What benchmarks or industry standards exist for HOA fees and special assessments?

Industry standards suggest that well-managed condo associations should maintain reserve funds covering at least 70-100% of anticipated major repair costs, reducing the likelihood of large special assessments. Typical HOA fees range from €200 to €400 per month, but this varies by location and building amenities. Special assessments often arise when reserves are underfunded. If your condo frequently issues assessments or has unusually high fees, it may indicate poor financial planning or management.

What common misconceptions do condo owners have about special assessments?

One common misconception is that special assessments are always unexpected. In reality, many assessments result from predictable maintenance needs that could have been covered by adequately funded reserves. Another misconception is that financing a special assessment is always the best option; while it reduces immediate financial strain, it often results in higher long-term costs due to interest. Lastly, some owners assume assessments are negotiable, but most are legally binding once approved by the condo board or owners' association.

How can condo owners minimize the impact of special assessments on their finances?

Condo owners can minimize financial strain by planning ahead. Regularly review your condo association’s reserve study to gauge the likelihood of future assessments. Contribute to a personal emergency fund earmarked for unexpected housing costs. If a special assessment is announced, inquire about partial lump sum payments to reduce the financed amount and associated interest.

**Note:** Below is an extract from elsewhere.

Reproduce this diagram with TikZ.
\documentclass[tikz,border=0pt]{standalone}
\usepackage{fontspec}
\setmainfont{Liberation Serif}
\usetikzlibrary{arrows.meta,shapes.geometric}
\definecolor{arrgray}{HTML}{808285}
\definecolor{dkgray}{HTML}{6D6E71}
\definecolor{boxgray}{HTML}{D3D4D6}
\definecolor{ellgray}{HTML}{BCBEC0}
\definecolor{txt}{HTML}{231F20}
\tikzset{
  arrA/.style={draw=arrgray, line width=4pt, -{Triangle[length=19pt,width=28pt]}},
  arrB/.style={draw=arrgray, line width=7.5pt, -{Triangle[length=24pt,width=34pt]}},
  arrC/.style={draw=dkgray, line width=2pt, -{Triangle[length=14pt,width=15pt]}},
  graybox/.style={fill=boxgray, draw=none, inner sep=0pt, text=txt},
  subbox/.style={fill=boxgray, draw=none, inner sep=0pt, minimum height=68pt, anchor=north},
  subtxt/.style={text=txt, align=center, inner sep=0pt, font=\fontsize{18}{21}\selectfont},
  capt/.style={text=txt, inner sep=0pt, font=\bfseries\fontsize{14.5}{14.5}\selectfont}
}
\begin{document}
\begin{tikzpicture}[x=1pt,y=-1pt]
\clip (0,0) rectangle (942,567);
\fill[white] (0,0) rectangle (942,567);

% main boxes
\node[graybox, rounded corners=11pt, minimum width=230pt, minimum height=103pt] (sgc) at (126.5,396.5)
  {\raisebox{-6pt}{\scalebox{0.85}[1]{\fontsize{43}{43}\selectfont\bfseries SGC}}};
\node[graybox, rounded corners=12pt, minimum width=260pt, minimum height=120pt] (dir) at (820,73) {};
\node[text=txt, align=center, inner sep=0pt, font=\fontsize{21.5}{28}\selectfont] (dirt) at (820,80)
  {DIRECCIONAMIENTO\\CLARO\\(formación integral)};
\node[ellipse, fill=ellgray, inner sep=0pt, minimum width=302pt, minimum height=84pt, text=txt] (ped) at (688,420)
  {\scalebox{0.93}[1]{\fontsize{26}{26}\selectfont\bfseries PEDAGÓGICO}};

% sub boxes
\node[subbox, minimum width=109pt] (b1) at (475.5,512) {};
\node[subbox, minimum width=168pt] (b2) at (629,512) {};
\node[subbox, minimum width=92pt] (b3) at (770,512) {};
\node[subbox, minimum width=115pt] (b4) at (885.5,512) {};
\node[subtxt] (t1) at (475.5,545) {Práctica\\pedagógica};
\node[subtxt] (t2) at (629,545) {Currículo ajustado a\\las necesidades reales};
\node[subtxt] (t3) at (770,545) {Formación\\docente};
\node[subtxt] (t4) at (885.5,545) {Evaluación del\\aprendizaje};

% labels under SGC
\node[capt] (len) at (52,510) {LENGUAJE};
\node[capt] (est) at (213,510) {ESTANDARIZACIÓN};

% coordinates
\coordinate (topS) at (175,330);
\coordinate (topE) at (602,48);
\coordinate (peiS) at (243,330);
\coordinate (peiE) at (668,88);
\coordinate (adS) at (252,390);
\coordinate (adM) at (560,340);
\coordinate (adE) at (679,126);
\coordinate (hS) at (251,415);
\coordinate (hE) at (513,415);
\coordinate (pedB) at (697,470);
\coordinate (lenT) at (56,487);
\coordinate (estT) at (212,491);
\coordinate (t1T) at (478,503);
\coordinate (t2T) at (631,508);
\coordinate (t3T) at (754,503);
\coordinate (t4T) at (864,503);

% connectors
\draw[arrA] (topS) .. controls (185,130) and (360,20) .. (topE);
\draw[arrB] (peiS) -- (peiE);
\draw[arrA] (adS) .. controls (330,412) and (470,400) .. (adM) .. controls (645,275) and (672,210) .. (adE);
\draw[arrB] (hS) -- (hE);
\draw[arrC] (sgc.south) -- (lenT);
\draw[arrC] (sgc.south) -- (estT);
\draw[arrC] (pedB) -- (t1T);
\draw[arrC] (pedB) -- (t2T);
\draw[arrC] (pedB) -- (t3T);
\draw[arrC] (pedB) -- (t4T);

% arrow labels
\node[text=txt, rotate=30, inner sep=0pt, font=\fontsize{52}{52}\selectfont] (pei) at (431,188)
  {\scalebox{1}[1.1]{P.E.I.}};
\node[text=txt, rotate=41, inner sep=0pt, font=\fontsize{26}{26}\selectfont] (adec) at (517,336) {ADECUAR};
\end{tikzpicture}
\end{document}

Additionally, consider attending condo board meetings to advocate for proactive maintenance and reserve fund contributions, which can prevent large assessments.

What real-world scenarios might trigger a special assessment, and how should owners prepare?

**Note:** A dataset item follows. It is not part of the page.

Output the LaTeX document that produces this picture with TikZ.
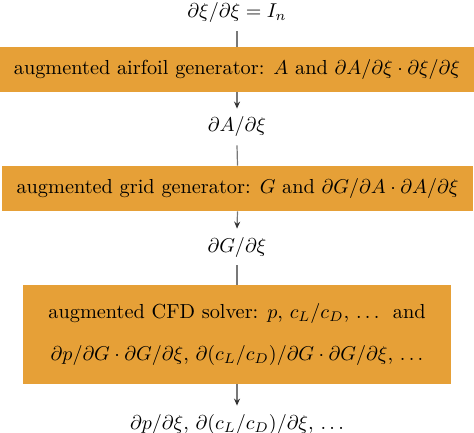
\documentclass[tikz,border=0pt]{standalone}
\usetikzlibrary{arrows.meta}
\definecolor{boxorange}{RGB}{230,160,55}
\definecolor{linegray}{RGB}{120,120,120}
\begin{document}
\begin{tikzpicture}[x=0.5pt,y=-0.5pt,
  every node/.style={font=\fontsize{10.15}{12}\selectfont},
  stagebox/.style={draw=none,fill=boxorange,rectangle,inner sep=0pt,align=center,text=black},
  quant/.style={inner sep=4pt},
  feed/.style={draw=linegray,line width=0.6pt},
  outflow/.style={draw=linegray,line width=0.6pt,-{Stealth[length=3.5pt,width=3pt,black!80]}}]
\useasboundingbox (0,0) rectangle (474,432);
\node[quant] (q0) at (237,13) {$\partial\xi/\partial\xi = I_n$};
\node[stagebox,minimum width=237pt,minimum height=22.5pt] (b1) at (237,69.5)
  {augmented airfoil generator: $A$ and $\partial A/\partial\xi\cdot\partial\xi/\partial\xi$};
\node[quant] (q1) at (237,127) {$\partial A/\partial\xi$};
\node[stagebox,minimum width=235.5pt,minimum height=22.5pt] (b2) at (237.5,188.5)
  {augmented grid generator: $G$ and $\partial G/\partial A\cdot\partial A/\partial\xi$};
\node[quant] (q2) at (237,247) {$\partial G/\partial\xi$};
\node[stagebox,minimum width=214pt,minimum height=49.5pt] (b3) at (237,334.5)
  {augmented CFD solver: $p$, $c_L/c_D$, $\ldots$\ \ and\\[9pt]
   $\partial p/\partial G\cdot\partial G/\partial\xi$, $\partial(c_L/c_D)/\partial G\cdot\partial G/\partial\xi$, $\ldots$};
\node[quant] (q3) at (237,424) {$\partial p/\partial\xi$, $\partial(c_L/c_D)/\partial\xi$, $\ldots$};
\draw[feed] (q0.south) -- (b1.north);
\draw[outflow] (b1.south) -- (q1.north);
\draw[feed] (q1.south) -- (b2.north);
\draw[outflow] (b2.south) -- (q2.north);
\draw[feed] (q2.south) -- (b3.north);
\draw[outflow] (b3.south) -- (q3.north);
\end{tikzpicture}
\end{document}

Special assessments are often triggered by major repairs or upgrades, such as roof replacements, elevator overhauls, or compliance with new building codes. Natural disasters or unexpected structural issues can also necessitate assessments. To prepare, owners should monitor the condition of their building, stay informed about local regulations, and ensure their condo association conducts regular reserve studies. Proactive financial planning and participation in condo governance can help mitigate surprises and ensure fair assessment practices.

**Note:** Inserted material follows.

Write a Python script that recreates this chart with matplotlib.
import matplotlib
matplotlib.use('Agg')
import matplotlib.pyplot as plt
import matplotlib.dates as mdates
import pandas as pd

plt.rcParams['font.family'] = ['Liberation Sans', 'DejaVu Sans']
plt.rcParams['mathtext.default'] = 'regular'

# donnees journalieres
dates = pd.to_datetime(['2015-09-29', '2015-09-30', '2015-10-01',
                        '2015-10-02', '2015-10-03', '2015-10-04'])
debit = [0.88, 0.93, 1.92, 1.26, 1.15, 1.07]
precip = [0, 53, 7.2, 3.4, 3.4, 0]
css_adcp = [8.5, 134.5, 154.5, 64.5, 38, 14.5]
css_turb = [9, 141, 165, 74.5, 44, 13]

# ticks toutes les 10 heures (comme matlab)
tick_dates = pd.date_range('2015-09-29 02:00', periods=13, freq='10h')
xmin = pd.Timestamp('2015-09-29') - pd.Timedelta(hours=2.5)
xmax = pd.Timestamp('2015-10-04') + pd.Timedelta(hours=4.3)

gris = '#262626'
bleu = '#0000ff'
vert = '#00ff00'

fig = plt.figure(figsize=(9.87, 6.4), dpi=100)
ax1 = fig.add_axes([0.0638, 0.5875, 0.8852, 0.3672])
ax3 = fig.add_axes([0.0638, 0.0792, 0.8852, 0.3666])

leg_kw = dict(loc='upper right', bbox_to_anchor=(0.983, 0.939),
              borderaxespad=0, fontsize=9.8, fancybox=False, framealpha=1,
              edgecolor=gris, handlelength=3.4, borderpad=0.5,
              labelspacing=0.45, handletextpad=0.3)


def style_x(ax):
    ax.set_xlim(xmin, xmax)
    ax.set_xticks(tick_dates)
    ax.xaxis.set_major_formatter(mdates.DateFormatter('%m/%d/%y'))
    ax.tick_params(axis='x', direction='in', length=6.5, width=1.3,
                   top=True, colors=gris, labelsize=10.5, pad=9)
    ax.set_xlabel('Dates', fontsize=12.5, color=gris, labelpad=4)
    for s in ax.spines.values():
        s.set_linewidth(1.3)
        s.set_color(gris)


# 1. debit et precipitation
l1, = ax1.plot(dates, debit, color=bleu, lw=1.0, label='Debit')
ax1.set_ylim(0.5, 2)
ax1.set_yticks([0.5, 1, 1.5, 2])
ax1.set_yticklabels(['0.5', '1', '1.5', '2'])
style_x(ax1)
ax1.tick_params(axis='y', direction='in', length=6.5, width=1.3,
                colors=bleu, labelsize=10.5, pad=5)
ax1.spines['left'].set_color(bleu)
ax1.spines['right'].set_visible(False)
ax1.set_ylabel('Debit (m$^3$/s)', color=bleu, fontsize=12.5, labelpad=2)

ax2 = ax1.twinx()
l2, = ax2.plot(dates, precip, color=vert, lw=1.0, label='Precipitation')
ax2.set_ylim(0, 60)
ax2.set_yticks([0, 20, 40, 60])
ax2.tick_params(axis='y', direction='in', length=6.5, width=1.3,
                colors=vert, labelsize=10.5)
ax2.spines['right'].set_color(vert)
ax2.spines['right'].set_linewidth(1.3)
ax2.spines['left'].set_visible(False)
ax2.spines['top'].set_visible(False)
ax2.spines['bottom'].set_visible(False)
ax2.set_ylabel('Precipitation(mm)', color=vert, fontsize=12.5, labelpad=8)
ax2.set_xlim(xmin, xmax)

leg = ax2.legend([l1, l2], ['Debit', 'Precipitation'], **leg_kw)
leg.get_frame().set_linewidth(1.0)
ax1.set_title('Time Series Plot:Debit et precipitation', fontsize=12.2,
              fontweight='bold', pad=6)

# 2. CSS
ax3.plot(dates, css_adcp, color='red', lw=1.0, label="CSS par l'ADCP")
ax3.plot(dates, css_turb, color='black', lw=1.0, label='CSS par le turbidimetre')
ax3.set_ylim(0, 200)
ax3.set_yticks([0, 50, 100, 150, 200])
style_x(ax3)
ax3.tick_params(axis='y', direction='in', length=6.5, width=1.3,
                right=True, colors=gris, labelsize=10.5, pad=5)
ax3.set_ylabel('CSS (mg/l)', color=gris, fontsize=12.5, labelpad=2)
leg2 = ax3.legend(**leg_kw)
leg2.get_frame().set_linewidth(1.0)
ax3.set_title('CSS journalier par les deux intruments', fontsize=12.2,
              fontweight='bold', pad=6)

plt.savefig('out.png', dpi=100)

How does the financing term affect the total interest paid on a special assessment?

The financing term directly impacts the total interest paid. A longer term reduces the monthly payment but increases the total interest accrued over time, as the loan balance remains unpaid for a longer period. Conversely, a shorter term results in higher monthly payments but reduces the overall interest cost. Condo owners should carefully evaluate their financial situation and compare the total cost of different financing terms to choose the most cost-effective option.

Condo Terms

Common terms for condo owners facing special assessments:

HOA Fee

A monthly payment each condo unit makes to cover maintenance, common areas, and building reserves.

Special Assessment

A one-time or occasional charge for major repairs or unexpected expenses not covered by existing condo reserves.

Financed Assessment

An arrangement where owners pay off their share of the special assessment over multiple months, plus interest.

Lump Sum Payment

Paying off the entire special assessment amount in one go, avoiding any additional interest.

Little-Known Condo Assessment Facts

Condo fees can skyrocket when major building repairs arise. Here are five interesting tidbits:

1.Financing Isn’t Always Cheaper

Although it spreads out the cost, financing can add a hefty interest charge, making it more expensive in the long run.

2.Reserve Studies May Prevent Surprises

Well-managed condos conduct regular reserve studies to reduce the severity of unexpected special assessments.

3.Negotiating Payment Terms

Some condo boards allow partial lump sum payments to reduce financed interest. Ask about flexible payment plans.

4.Increased Resale Value

A condo with major repairs completed may see a resale value boost, offsetting your assessment costs over time.

5.Tax Deductions Vary

In some jurisdictions, certain parts of your special assessment might be tax deductible if it pertains to capital improvements.